When reviewing the Pittsburgh Steelers available targets going into 2020, they are a prime reason why we look at the historical drop-back data to see the true number of available targets. The Steelers have the 5th fewest available targets from 2019, and when you look at the fact they drafted Chase Claypool and signed Eric Ebron, it looks like there won’t be enough targets to go around.

However, when reviewing the drop-back data of the Steelers from prior seasons dating back to 2013, we find that the 556 in 2019 is 95 drop-backs fewer than the previous six-year average of 651. This vaults the available opportunities from only 63 to 158 heading into this season. The infusion of pass volume allows players like Claypool and Ebron to make an impact while providing a boost to the other pass catchers on the team.

Primary Beneficiary – JuJu Smith-Schuster

As soon as Ben Roethlisberger went down it was easy to dismiss JuJu Smith-Schuster’s 2019 campaign. When you dive into the numbers deeper JuJu still showed flashes early. In the first seven games, Smith-Schuster’s 16 game pace was 69 receptions, 1,013 yards, and seven touchdowns. These numbers would have made JuJu a top 24 wide receiver in 2019 with 11.1 fantasy points per game.

So what happened in the second half? First thing to point out is JuJu battled injuries that included a concussion and an MCL sprain. The next thing that stood out was his drops. In his final five games he played in 2019 he dropped six passes for a 33% drop rate. This comes after having zero drops the first seven games, and a drop-rate under 5% the previous two seasons.

Currently JuJu is going as the WR13 at the end of the third round. This is a huge difference from 2019 when he was being drafted as the WR5 as a borderline first round pick. It is clear that Juju is a buy as nothing has changed from the 2018. The Steelers once again have one of the top offensive lines in football returning four of five starters. Pittsburgh added veteran Stefen Wisniewski at offensive guard to replace Robert Foster.

The Steelers will be once again field one of the most pass-heavy teams in the NFL. The emergence of Diontae Johnson and James Washington along with second round pick Chase Claypool give the Steelers enough wide receiver talent on the outside to allow JuJu to continue to operate as a primary slot wide receiver.

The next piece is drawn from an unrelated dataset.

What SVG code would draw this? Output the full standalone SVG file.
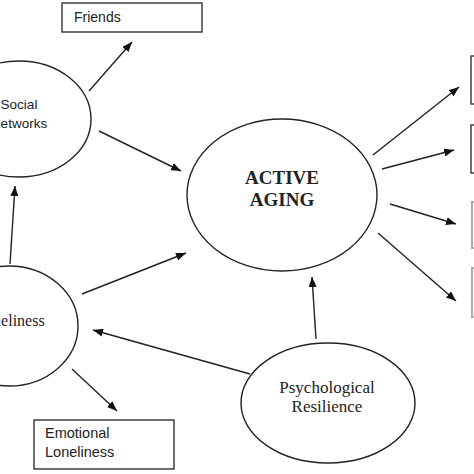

In addition to the deeper wide receiver core, Pittsburgh signed Eric Ebron to pair with Vance McDonald at the tight end spot. One thing to keep in mind is that JuJu saw 166 targets in 2018 which allowed him to finish as the WR9. The emergence of additional options along with the signing of Ebron could make it difficult for Smith-Schuster to return to the 166 targets he saw in 2018.

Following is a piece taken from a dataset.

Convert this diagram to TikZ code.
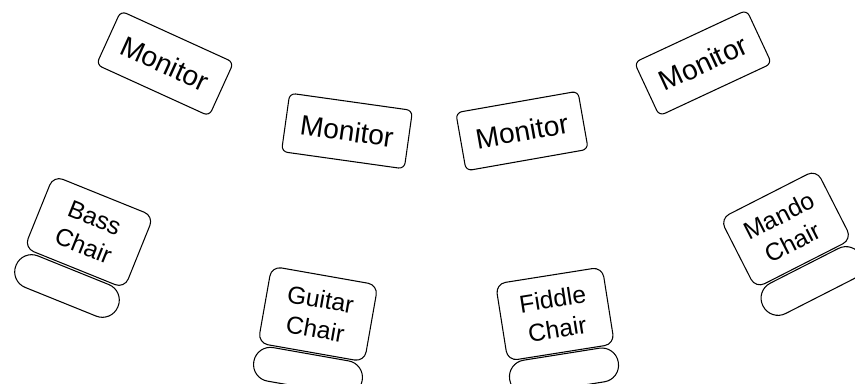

This is why his WR13 price point in the back of the third round is a great value as he might not have the top 6 upside we once thought in 2019 but is still a rock solid wide receiver one.

Secondary Beneficiary – Diontae Johnson

Diontae Johnson’s 2019 top 48 WR finish was an accomplishment dealing with arguably the worst QB play in the NFL. This subpar QB play led the Steelers to drop back to pass 556 times which was 27th in the NFL. However, if we remove the first two games Roethlisberger played before his week two injury, the Steelers had one of the lowest drop-back rates per game with a 16-game pace of just 538.

Evaluating Johnson’s success last year with the low pass volume is key because the re-insertion of Big Ben creates an influx of pass volume. Even if Johnson doesn’t improve on his 18% target share from 2019 the increase in volume alone will allow him to reach over 115 targets next season.

Another key aspect to evaluate for Johnson is Big Ben’s ability to support a second wide receiver in this offense. Over the last five seasons, the WR2 in Pittsburgh has been inside the top 24 in points per game four times. This bodes well for Johnson who has already proven to win at all levels.

According to Matt Harmon’s Reception Perception, Johnson was inside the top 20 in success rate vs every type of coverage. Johnson’s ability to win vs. man and press helps his prospects for taking over the featured outside role vacated by Antonio Brown last season.  Currently being drafted in the back of the 7th round as the WR36, Johnson offers plenty of upside as a WR3 pick in the middle rounds in 2020.